__DIRECTIVE__. Your task is to transcribe all of the data below exactly, omitting the images.

** Start **

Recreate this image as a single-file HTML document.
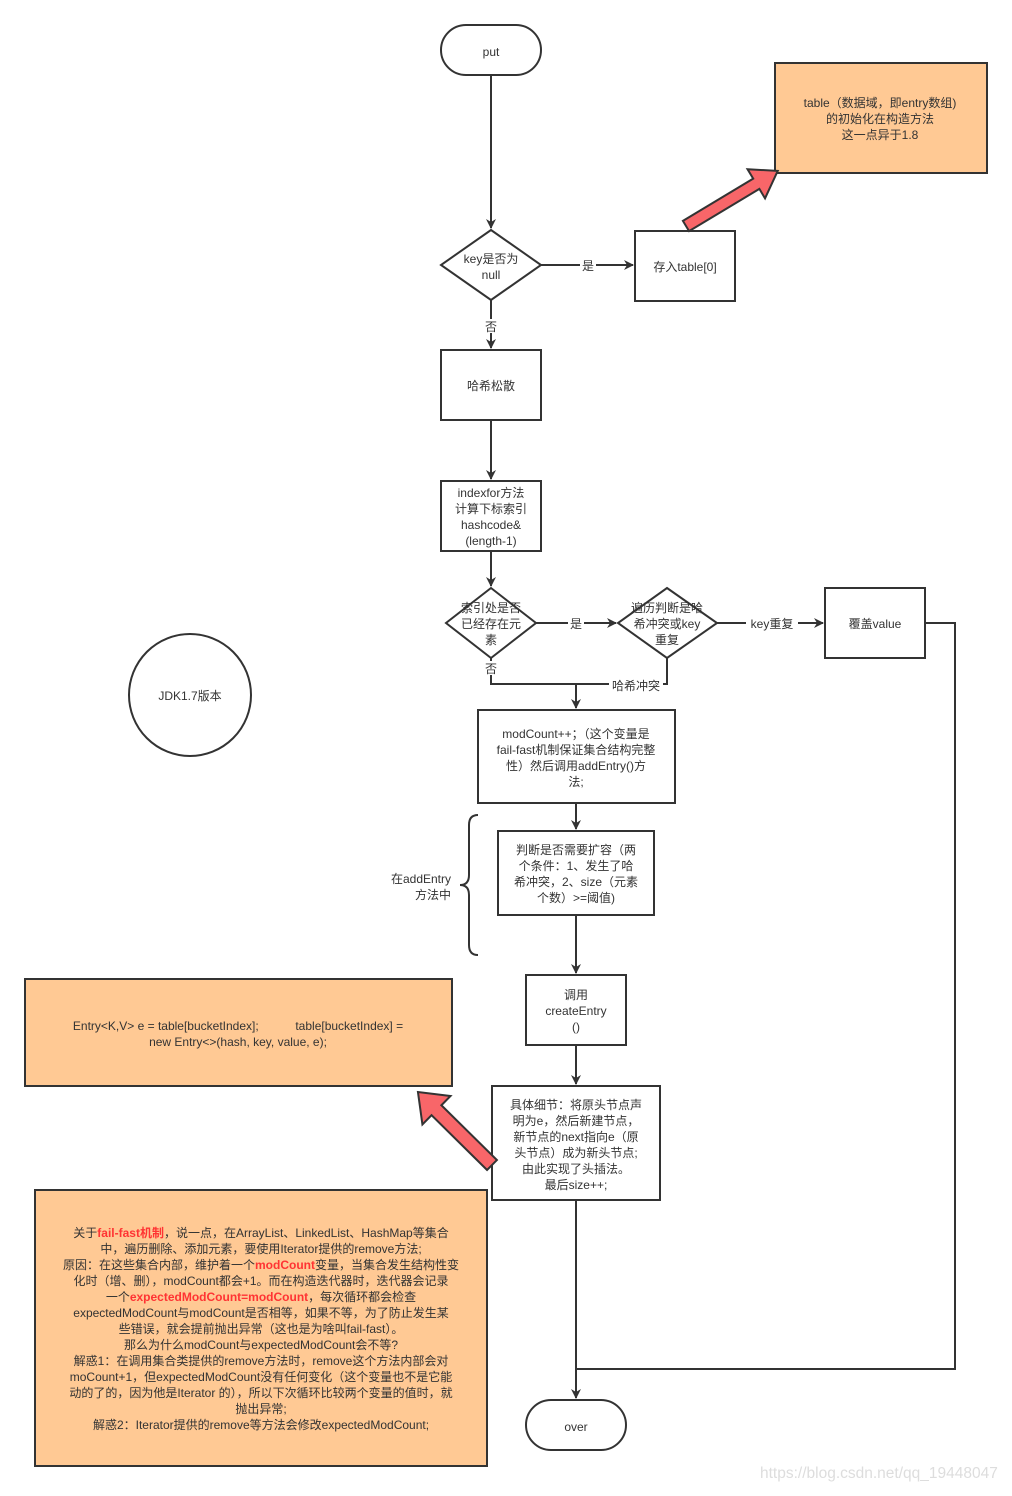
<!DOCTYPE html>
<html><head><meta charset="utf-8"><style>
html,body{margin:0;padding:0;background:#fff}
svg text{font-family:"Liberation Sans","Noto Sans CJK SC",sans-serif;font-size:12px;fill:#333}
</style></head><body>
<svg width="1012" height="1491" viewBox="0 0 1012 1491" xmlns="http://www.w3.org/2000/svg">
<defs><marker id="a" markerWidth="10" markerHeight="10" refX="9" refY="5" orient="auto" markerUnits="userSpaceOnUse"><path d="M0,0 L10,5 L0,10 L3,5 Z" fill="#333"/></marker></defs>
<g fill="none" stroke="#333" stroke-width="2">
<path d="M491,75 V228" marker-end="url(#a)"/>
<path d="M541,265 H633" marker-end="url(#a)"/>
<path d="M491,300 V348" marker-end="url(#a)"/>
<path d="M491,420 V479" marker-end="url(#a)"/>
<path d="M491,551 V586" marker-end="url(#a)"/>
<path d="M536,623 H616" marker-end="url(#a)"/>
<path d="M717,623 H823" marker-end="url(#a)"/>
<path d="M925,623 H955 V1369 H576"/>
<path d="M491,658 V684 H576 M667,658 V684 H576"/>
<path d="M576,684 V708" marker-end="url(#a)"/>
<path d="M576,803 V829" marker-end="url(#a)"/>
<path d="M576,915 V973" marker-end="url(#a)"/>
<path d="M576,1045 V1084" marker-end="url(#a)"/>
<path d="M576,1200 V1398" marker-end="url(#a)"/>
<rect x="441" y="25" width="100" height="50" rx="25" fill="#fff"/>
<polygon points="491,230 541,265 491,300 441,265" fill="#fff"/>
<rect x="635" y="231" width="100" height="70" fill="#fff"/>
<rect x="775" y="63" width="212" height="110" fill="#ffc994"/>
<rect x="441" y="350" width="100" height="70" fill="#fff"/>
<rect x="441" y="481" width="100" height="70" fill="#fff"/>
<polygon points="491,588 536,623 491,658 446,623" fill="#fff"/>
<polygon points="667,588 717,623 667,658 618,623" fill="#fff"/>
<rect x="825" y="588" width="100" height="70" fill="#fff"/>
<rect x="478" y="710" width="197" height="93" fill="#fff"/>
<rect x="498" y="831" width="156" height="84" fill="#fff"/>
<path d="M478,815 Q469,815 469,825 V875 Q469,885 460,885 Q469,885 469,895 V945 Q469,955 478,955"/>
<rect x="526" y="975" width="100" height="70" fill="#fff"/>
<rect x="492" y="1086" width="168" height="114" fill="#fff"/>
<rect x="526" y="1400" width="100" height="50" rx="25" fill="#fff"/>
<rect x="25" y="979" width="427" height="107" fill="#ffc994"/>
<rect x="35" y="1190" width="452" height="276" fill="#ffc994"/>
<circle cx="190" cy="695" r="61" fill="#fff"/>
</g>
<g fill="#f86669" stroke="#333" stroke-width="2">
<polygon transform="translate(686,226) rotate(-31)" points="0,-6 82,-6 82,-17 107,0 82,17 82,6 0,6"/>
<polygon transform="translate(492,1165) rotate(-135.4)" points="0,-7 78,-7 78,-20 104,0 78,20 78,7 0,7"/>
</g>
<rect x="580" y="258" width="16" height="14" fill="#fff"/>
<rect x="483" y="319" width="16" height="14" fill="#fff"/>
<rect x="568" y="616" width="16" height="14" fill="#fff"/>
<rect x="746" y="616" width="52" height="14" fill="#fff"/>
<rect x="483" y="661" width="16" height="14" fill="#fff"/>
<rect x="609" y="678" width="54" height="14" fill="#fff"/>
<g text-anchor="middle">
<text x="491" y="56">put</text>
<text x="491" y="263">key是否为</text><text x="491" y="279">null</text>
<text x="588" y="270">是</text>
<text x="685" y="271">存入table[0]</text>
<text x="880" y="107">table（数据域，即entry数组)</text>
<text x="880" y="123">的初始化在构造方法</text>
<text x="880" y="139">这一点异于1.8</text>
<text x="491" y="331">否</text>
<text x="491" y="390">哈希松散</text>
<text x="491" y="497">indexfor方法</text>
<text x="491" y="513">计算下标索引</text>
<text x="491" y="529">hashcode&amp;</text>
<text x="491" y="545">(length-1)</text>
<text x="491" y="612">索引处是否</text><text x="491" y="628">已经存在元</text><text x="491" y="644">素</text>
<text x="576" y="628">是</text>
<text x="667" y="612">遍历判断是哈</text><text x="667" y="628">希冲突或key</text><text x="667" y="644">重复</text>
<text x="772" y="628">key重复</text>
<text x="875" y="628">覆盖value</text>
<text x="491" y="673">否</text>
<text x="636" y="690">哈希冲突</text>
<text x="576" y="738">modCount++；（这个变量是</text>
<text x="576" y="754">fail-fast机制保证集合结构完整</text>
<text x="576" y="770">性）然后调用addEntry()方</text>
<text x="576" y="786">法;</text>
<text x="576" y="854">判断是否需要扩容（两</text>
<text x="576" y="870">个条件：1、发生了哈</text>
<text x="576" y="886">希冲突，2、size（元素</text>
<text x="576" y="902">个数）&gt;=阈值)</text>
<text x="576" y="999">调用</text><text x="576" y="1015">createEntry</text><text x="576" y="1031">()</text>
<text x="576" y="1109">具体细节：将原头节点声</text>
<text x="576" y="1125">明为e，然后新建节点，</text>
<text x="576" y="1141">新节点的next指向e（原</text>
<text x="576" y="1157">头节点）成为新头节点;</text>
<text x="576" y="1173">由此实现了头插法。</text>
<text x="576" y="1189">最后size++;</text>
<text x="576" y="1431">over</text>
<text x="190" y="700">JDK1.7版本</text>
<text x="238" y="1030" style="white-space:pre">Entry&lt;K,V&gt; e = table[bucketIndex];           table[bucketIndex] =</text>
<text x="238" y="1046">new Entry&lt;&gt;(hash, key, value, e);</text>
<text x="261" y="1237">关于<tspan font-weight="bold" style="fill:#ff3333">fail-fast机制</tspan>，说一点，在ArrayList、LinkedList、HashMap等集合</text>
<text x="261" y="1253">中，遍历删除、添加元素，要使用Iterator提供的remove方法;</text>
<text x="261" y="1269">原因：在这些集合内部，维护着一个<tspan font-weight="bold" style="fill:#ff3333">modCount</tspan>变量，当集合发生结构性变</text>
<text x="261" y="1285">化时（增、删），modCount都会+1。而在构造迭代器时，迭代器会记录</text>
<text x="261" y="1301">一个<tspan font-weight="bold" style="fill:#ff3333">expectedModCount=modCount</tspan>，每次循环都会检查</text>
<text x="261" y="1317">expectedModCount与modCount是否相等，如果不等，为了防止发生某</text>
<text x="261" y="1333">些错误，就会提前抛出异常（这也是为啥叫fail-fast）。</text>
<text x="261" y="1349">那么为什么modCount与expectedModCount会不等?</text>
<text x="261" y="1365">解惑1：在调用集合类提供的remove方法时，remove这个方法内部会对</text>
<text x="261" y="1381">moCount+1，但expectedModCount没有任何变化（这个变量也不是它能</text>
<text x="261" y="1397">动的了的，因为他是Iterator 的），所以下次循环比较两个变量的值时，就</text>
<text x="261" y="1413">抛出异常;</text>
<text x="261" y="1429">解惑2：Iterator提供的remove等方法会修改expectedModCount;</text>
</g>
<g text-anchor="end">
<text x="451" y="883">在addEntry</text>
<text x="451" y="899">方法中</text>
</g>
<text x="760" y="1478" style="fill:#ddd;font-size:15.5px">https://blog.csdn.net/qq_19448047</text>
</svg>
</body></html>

** End **

__FULL OUTPUT__.
Recreate this image as a single-file HTML document.
<!DOCTYPE html>
<html><head><meta charset="utf-8"><style>
html,body{margin:0;padding:0;background:#fff}
svg text{font-family:"Liberation Sans","Noto Sans CJK SC",sans-serif;font-size:12px;fill:#333}
</style></head><body>
<svg width="1012" height="1491" viewBox="0 0 1012 1491" xmlns="http://www.w3.org/2000/svg">
<defs><marker id="a" markerWidth="10" markerHeight="10" refX="9" refY="5" orient="auto" markerUnits="userSpaceOnUse"><path d="M0,0 L10,5 L0,10 L3,5 Z" fill="#333"/></marker></defs>
<g fill="none" stroke="#333" stroke-width="2">
<path d="M491,75 V228" marker-end="url(#a)"/>
<path d="M541,265 H633" marker-end="url(#a)"/>
<path d="M491,300 V348" marker-end="url(#a)"/>
<path d="M491,420 V479" marker-end="url(#a)"/>
<path d="M491,551 V586" marker-end="url(#a)"/>
<path d="M536,623 H616" marker-end="url(#a)"/>
<path d="M717,623 H823" marker-end="url(#a)"/>
<path d="M925,623 H955 V1369 H576"/>
<path d="M491,658 V684 H576 M667,658 V684 H576"/>
<path d="M576,684 V708" marker-end="url(#a)"/>
<path d="M576,803 V829" marker-end="url(#a)"/>
<path d="M576,915 V973" marker-end="url(#a)"/>
<path d="M576,1045 V1084" marker-end="url(#a)"/>
<path d="M576,1200 V1398" marker-end="url(#a)"/>
<rect x="441" y="25" width="100" height="50" rx="25" fill="#fff"/>
<polygon points="491,230 541,265 491,300 441,265" fill="#fff"/>
<rect x="635" y="231" width="100" height="70" fill="#fff"/>
<rect x="775" y="63" width="212" height="110" fill="#ffc994"/>
<rect x="441" y="350" width="100" height="70" fill="#fff"/>
<rect x="441" y="481" width="100" height="70" fill="#fff"/>
<polygon points="491,588 536,623 491,658 446,623" fill="#fff"/>
<polygon points="667,588 717,623 667,658 618,623" fill="#fff"/>
<rect x="825" y="588" width="100" height="70" fill="#fff"/>
<rect x="478" y="710" width="197" height="93" fill="#fff"/>
<rect x="498" y="831" width="156" height="84" fill="#fff"/>
<path d="M478,815 Q469,815 469,825 V875 Q469,885 460,885 Q469,885 469,895 V945 Q469,955 478,955"/>
<rect x="526" y="975" width="100" height="70" fill="#fff"/>
<rect x="492" y="1086" width="168" height="114" fill="#fff"/>
<rect x="526" y="1400" width="100" height="50" rx="25" fill="#fff"/>
<rect x="25" y="979" width="427" height="107" fill="#ffc994"/>
<rect x="35" y="1190" width="452" height="276" fill="#ffc994"/>
<circle cx="190" cy="695" r="61" fill="#fff"/>
</g>
<g fill="#f86669" stroke="#333" stroke-width="2">
<polygon transform="translate(686,226) rotate(-31)" points="0,-6 82,-6 82,-17 107,0 82,17 82,6 0,6"/>
<polygon transform="translate(492,1165) rotate(-135.4)" points="0,-7 78,-7 78,-20 104,0 78,20 78,7 0,7"/>
</g>
<rect x="580" y="258" width="16" height="14" fill="#fff"/>
<rect x="483" y="319" width="16" height="14" fill="#fff"/>
<rect x="568" y="616" width="16" height="14" fill="#fff"/>
<rect x="746" y="616" width="52" height="14" fill="#fff"/>
<rect x="483" y="661" width="16" height="14" fill="#fff"/>
<rect x="609" y="678" width="54" height="14" fill="#fff"/>
<g text-anchor="middle">
<text x="491" y="56">put</text>
<text x="491" y="263">key是否为</text><text x="491" y="279">null</text>
<text x="588" y="270">是</text>
<text x="685" y="271">存入table[0]</text>
<text x="880" y="107">table（数据域，即entry数组)</text>
<text x="880" y="123">的初始化在构造方法</text>
<text x="880" y="139">这一点异于1.8</text>
<text x="491" y="331">否</text>
<text x="491" y="390">哈希松散</text>
<text x="491" y="497">indexfor方法</text>
<text x="491" y="513">计算下标索引</text>
<text x="491" y="529">hashcode&amp;</text>
<text x="491" y="545">(length-1)</text>
<text x="491" y="612">索引处是否</text><text x="491" y="628">已经存在元</text><text x="491" y="644">素</text>
<text x="576" y="628">是</text>
<text x="667" y="612">遍历判断是哈</text><text x="667" y="628">希冲突或key</text><text x="667" y="644">重复</text>
<text x="772" y="628">key重复</text>
<text x="875" y="628">覆盖value</text>
<text x="491" y="673">否</text>
<text x="636" y="690">哈希冲突</text>
<text x="576" y="738">modCount++；（这个变量是</text>
<text x="576" y="754">fail-fast机制保证集合结构完整</text>
<text x="576" y="770">性）然后调用addEntry()方</text>
<text x="576" y="786">法;</text>
<text x="576" y="854">判断是否需要扩容（两</text>
<text x="576" y="870">个条件：1、发生了哈</text>
<text x="576" y="886">希冲突，2、size（元素</text>
<text x="576" y="902">个数）&gt;=阈值)</text>
<text x="576" y="999">调用</text><text x="576" y="1015">createEntry</text><text x="576" y="1031">()</text>
<text x="576" y="1109">具体细节：将原头节点声</text>
<text x="576" y="1125">明为e，然后新建节点，</text>
<text x="576" y="1141">新节点的next指向e（原</text>
<text x="576" y="1157">头节点）成为新头节点;</text>
<text x="576" y="1173">由此实现了头插法。</text>
<text x="576" y="1189">最后size++;</text>
<text x="576" y="1431">over</text>
<text x="190" y="700">JDK1.7版本</text>
<text x="238" y="1030" style="white-space:pre">Entry&lt;K,V&gt; e = table[bucketIndex];           table[bucketIndex] =</text>
<text x="238" y="1046">new Entry&lt;&gt;(hash, key, value, e);</text>
<text x="261" y="1237">关于<tspan font-weight="bold" style="fill:#ff3333">fail-fast机制</tspan>，说一点，在ArrayList、LinkedList、HashMap等集合</text>
<text x="261" y="1253">中，遍历删除、添加元素，要使用Iterator提供的remove方法;</text>
<text x="261" y="1269">原因：在这些集合内部，维护着一个<tspan font-weight="bold" style="fill:#ff3333">modCount</tspan>变量，当集合发生结构性变</text>
<text x="261" y="1285">化时（增、删），modCount都会+1。而在构造迭代器时，迭代器会记录</text>
<text x="261" y="1301">一个<tspan font-weight="bold" style="fill:#ff3333">expectedModCount=modCount</tspan>，每次循环都会检查</text>
<text x="261" y="1317">expectedModCount与modCount是否相等，如果不等，为了防止发生某</text>
<text x="261" y="1333">些错误，就会提前抛出异常（这也是为啥叫fail-fast）。</text>
<text x="261" y="1349">那么为什么modCount与expectedModCount会不等?</text>
<text x="261" y="1365">解惑1：在调用集合类提供的remove方法时，remove这个方法内部会对</text>
<text x="261" y="1381">moCount+1，但expectedModCount没有任何变化（这个变量也不是它能</text>
<text x="261" y="1397">动的了的，因为他是Iterator 的），所以下次循环比较两个变量的值时，就</text>
<text x="261" y="1413">抛出异常;</text>
<text x="261" y="1429">解惑2：Iterator提供的remove等方法会修改expectedModCount;</text>
</g>
<g text-anchor="end">
<text x="451" y="883">在addEntry</text>
<text x="451" y="899">方法中</text>
</g>
<text x="760" y="1478" style="fill:#ddd;font-size:15.5px">https://blog.csdn.net/qq_19448047</text>
</svg>
</body></html>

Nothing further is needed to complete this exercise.